* EXERCISE TASK:
Look through the listing below for the line containing "Generate a Python". Copy it and each line after it up to and including the line containing "annotations = []", exactly, leaving out pictures.

* ENTRIES SHOWN:
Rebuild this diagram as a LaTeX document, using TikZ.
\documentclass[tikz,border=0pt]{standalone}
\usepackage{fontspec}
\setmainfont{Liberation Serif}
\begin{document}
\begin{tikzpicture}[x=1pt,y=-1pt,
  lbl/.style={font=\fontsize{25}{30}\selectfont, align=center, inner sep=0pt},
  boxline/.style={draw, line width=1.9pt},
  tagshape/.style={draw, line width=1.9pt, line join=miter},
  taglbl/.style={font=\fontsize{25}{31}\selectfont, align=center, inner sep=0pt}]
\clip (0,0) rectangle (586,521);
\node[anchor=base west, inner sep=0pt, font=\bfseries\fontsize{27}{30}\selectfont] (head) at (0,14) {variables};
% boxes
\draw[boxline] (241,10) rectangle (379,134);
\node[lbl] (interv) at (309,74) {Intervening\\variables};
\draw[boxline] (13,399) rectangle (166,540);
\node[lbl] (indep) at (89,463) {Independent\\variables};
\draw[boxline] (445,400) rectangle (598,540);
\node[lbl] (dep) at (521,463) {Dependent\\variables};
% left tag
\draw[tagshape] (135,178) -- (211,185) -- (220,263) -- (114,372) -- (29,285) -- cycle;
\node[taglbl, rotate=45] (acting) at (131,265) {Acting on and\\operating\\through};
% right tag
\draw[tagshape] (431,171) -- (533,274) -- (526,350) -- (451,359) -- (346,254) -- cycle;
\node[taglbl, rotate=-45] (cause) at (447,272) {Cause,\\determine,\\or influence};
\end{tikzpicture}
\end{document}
* * *
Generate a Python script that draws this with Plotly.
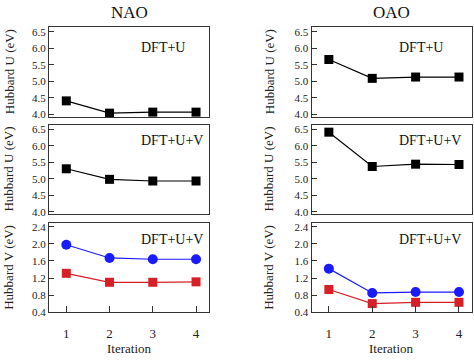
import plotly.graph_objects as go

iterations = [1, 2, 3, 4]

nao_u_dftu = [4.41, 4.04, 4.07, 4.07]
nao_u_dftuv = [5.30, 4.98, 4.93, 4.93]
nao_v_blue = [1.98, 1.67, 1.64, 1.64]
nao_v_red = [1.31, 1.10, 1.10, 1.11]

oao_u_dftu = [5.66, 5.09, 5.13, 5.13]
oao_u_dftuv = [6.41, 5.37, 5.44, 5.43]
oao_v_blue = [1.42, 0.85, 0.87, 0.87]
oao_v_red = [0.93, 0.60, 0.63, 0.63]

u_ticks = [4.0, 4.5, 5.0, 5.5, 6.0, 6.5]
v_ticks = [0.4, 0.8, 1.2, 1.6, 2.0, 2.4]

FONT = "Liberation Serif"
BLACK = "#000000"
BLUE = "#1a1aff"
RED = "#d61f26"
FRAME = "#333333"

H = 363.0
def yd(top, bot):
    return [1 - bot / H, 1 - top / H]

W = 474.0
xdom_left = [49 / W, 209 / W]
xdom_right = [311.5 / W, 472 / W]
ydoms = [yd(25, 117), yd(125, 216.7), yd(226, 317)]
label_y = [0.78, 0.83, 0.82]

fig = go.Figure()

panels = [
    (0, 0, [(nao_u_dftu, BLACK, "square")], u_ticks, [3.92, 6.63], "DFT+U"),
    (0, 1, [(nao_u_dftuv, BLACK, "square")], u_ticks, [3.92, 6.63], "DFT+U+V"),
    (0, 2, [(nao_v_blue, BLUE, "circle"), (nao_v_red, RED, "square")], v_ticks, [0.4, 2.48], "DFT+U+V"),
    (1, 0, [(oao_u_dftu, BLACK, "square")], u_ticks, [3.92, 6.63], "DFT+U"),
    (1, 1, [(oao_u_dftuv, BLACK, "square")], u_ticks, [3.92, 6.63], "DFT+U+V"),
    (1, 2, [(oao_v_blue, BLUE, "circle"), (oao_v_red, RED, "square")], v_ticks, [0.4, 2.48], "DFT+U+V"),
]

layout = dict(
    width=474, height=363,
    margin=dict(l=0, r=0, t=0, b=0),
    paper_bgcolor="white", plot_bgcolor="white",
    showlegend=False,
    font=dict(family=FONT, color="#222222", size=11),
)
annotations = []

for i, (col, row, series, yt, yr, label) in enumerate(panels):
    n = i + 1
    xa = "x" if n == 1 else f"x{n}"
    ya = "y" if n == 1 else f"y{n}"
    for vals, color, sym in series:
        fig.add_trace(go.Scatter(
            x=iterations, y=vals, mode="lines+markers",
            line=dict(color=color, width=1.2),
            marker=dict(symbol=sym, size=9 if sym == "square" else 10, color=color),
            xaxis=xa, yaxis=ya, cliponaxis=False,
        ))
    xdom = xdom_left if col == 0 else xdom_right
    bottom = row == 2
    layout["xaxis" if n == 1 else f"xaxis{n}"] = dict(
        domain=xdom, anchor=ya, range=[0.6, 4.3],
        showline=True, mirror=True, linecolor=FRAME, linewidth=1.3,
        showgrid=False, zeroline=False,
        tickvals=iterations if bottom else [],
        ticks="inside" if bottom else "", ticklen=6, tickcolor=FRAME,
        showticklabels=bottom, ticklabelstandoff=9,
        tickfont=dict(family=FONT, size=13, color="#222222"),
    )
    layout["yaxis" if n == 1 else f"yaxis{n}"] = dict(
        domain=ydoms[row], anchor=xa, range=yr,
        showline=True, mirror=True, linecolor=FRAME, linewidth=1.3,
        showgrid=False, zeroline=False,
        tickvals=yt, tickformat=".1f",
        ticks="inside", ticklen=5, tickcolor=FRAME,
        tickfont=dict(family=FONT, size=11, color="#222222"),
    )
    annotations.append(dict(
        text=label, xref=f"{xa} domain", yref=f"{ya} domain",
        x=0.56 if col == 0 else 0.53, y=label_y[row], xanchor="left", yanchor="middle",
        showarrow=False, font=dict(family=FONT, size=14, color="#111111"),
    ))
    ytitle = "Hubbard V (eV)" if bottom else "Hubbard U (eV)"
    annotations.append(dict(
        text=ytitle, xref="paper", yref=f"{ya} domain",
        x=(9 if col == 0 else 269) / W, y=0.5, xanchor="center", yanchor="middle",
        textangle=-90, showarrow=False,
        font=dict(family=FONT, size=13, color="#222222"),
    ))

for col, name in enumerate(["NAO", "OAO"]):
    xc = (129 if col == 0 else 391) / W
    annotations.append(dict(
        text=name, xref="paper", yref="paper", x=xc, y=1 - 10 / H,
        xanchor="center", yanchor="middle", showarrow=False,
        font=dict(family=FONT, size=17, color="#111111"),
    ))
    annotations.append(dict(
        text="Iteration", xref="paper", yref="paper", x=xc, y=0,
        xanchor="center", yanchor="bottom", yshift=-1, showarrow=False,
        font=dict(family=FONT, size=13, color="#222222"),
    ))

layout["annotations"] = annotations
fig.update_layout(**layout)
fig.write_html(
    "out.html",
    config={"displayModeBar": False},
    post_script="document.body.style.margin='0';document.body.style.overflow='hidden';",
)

* REPLY TO THE TASK:
Generate a Python script that draws this with Plotly.
import plotly.graph_objects as go

iterations = [1, 2, 3, 4]

nao_u_dftu = [4.41, 4.04, 4.07, 4.07]
nao_u_dftuv = [5.30, 4.98, 4.93, 4.93]
nao_v_blue = [1.98, 1.67, 1.64, 1.64]
nao_v_red = [1.31, 1.10, 1.10, 1.11]

oao_u_dftu = [5.66, 5.09, 5.13, 5.13]
oao_u_dftuv = [6.41, 5.37, 5.44, 5.43]
oao_v_blue = [1.42, 0.85, 0.87, 0.87]
oao_v_red = [0.93, 0.60, 0.63, 0.63]

u_ticks = [4.0, 4.5, 5.0, 5.5, 6.0, 6.5]
v_ticks = [0.4, 0.8, 1.2, 1.6, 2.0, 2.4]

FONT = "Liberation Serif"
BLACK = "#000000"
BLUE = "#1a1aff"
RED = "#d61f26"
FRAME = "#333333"

H = 363.0
def yd(top, bot):
    return [1 - bot / H, 1 - top / H]

W = 474.0
xdom_left = [49 / W, 209 / W]
xdom_right = [311.5 / W, 472 / W]
ydoms = [yd(25, 117), yd(125, 216.7), yd(226, 317)]
label_y = [0.78, 0.83, 0.82]

fig = go.Figure()

panels = [
    (0, 0, [(nao_u_dftu, BLACK, "square")], u_ticks, [3.92, 6.63], "DFT+U"),
    (0, 1, [(nao_u_dftuv, BLACK, "square")], u_ticks, [3.92, 6.63], "DFT+U+V"),
    (0, 2, [(nao_v_blue, BLUE, "circle"), (nao_v_red, RED, "square")], v_ticks, [0.4, 2.48], "DFT+U+V"),
    (1, 0, [(oao_u_dftu, BLACK, "square")], u_ticks, [3.92, 6.63], "DFT+U"),
    (1, 1, [(oao_u_dftuv, BLACK, "square")], u_ticks, [3.92, 6.63], "DFT+U+V"),
    (1, 2, [(oao_v_blue, BLUE, "circle"), (oao_v_red, RED, "square")], v_ticks, [0.4, 2.48], "DFT+U+V"),
]

layout = dict(
    width=474, height=363,
    margin=dict(l=0, r=0, t=0, b=0),
    paper_bgcolor="white", plot_bgcolor="white",
    showlegend=False,
    font=dict(family=FONT, color="#222222", size=11),
)
annotations = []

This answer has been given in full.